Na maioria dos casos, os viajantes voltavam de mãos vazias. Em 1997, o hoje ministro das Minas e Energia, Rodolpho Tourinho, era secretário da Indústria e Comércio da Bahia. Ele passou o Carnaval na República Tcheca.
O ministro tentava levar para a Bahia a fábrica de tratores Tatra. Passou quatro dias às voltas com a tentativa de explicar a confusa cesta tarifária brasileira a investidores egressos do socialismo.
Voltou de mãos vazias. A empresa só iria para a Bahia anos depois. A Tatra do Brasil/Skoda, depois de entender os impostos brasileiros, investiu US$ 100 milhões em uma fábrica no distrito de Simões Filho.
Com o tempo, os caça-investimentos da Bahia aperfeiçoaram seus métodos. "Temos um profundo conhecimento de tudo o que o Estado pode oferecer", afirma o deputado federal Jorge Khouri (PFL), ex-secretário da Indústria e Comércio.

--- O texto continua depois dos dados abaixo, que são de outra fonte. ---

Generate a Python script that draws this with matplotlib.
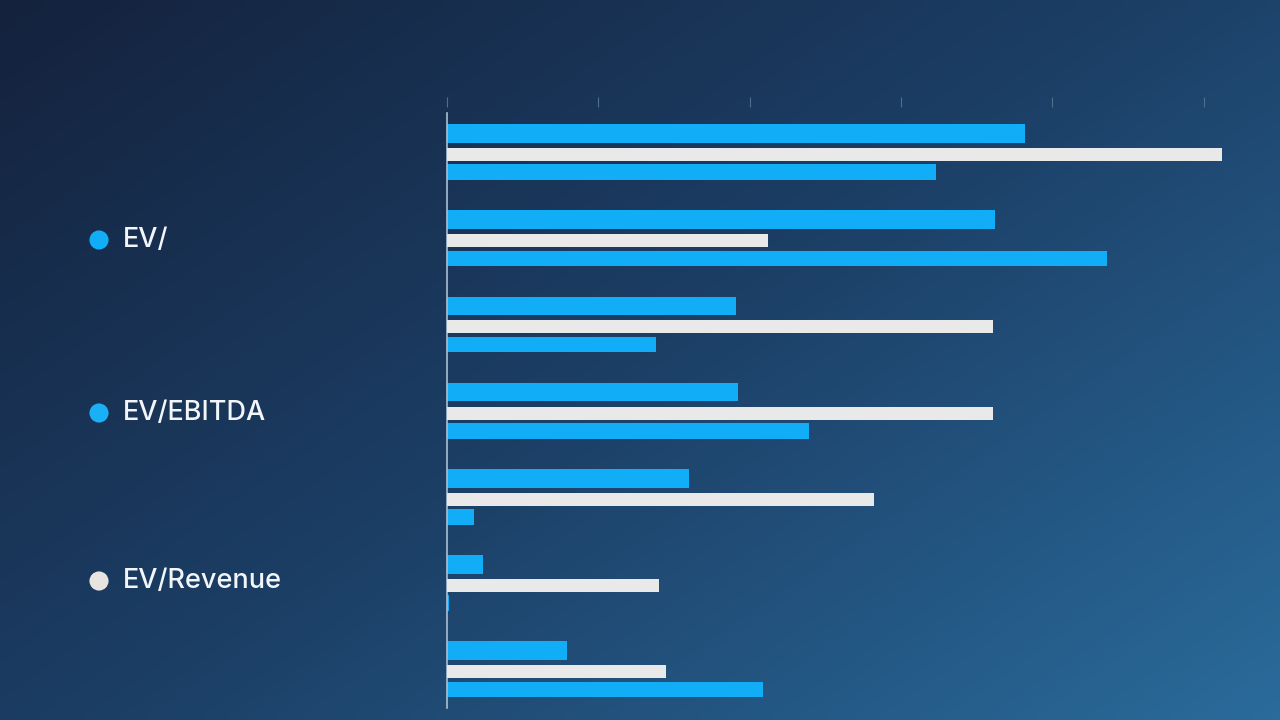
import numpy as np
import matplotlib
matplotlib.use("Agg")
import matplotlib.pyplot as plt
from matplotlib.colors import LinearSegmentedColormap

# ---- data ----
groups = ["G1", "G2", "G3", "G4", "G5", "G6", "G7"]
series_names = ["EV/", "EV/EBITDA", "EV/Revenue"]
ev_vals = [3.82, 3.62, 1.91, 1.92, 1.60, 0.24, 0.79]          # top blue bar
ev_revenue_vals = [5.12, 2.12, 3.61, 3.61, 2.82, 1.40, 1.45]  # middle white bar
ev_ebitda_vals = [3.23, 4.36, 1.38, 2.39, 0.18, 0.01, 2.09]   # bottom blue bar
x_ticks = [0, 1, 2, 3, 4, 5]

BLUE = "#12adf7"
WHITE = "#e9e9e9"

fig = plt.figure(figsize=(12.8, 7.2), dpi=100)

# background gradient
bg = fig.add_axes([0, 0, 1, 1])
bg.set_axis_off()
nx, ny = 256, 144
xx, yy = np.meshgrid(np.linspace(0, 1, nx), np.linspace(0, 1, ny))
t = np.clip(0.55 * xx + 0.45 * yy, 0, 1)
cmap = LinearSegmentedColormap.from_list("bg", ["#14223d", "#1c3f66", "#2a6b9b"])
bg.imshow(t, cmap=cmap, aspect="auto", extent=[0, 1280, 720, 0], interpolation="bicubic")
bg.set_xlim(0, 1280)
bg.set_ylim(720, 0)

# legend on the left
leg_colors = [BLUE, "#1ab0f5", "#e8e4e0"]
leg_y = [240, 413, 581]
for name, c, yv in zip(series_names, leg_colors, leg_y):
    bg.scatter([99], [yv], s=190, color=c, zorder=3, edgecolors="none")
    bg.text(123, yv, name, color="#f2f6fa", fontsize=19.5, family=["Inter", "DejaVu Sans"],
            fontweight="medium", va="center", ha="left", zorder=3)

# main bar axes
W, H = 1280.0, 720.0
left_px, right_px, top_px, bot_px = 447, 1234, 97, 708
ax = fig.add_axes([left_px / W, 1 - bot_px / H, (right_px - left_px) / W, (bot_px - top_px) / H])
ax.patch.set_alpha(0)

pos = np.arange(len(groups))
ax.barh(pos - 0.245, ev_vals, height=0.215, color=BLUE, zorder=2)
ax.barh(pos, ev_revenue_vals, height=0.15, color=WHITE, zorder=3)
ax.barh(pos + 0.205, ev_ebitda_vals, height=0.18, color=BLUE, zorder=2)

ax.set_xlim(0, 5.2)
ax.set_ylim(6.42, -0.667)
for s in ["top", "right", "bottom"]:
    ax.spines[s].set_visible(False)
ax.spines["left"].set_color("#a9bfd3")
ax.spines["left"].set_linewidth(1.2)
ax.spines["left"].set_bounds(6.42, -0.48)
ax.set_yticks([])
ax.set_xticks(x_ticks)
ax.tick_params(axis="x", bottom=False, top=True, labelbottom=False, labeltop=False,
               direction="in", length=7, width=0.8, color="#4f6f8e")

fig.savefig("out.png", dpi=100)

O empresário gaúcho Nestor de Paula, dono da fábrica de calçados Azaléia, diz que ficou impressionado com a ação dos baianos. Há três anos, ele recebeu um telefonema do então governador, Paulo Souto. Três dias depois, eles tiveram um "almoço secreto" em Porto Alegre.
Nestor de Paula abriu uma fábrica em Itapetininga, no interior da Bahia. Investiu R$ 170 milhões, incluindo 20 pequenas fábricas em 18 municípios vizinhos.
"Todo empresário gosta de saber que pode falar com o governador do Estado", diz ele.
Depois do Carnaval, Benito Gama pretende voltar a invadir o espaço aéreo paulista em busca de novas empresas. No ano passado, ele fez seis vôos do gênero. Dois deles tiveram um requinte especial. "Desembarquei no heliporto da Fiesp. Veja que ironia", diz ele.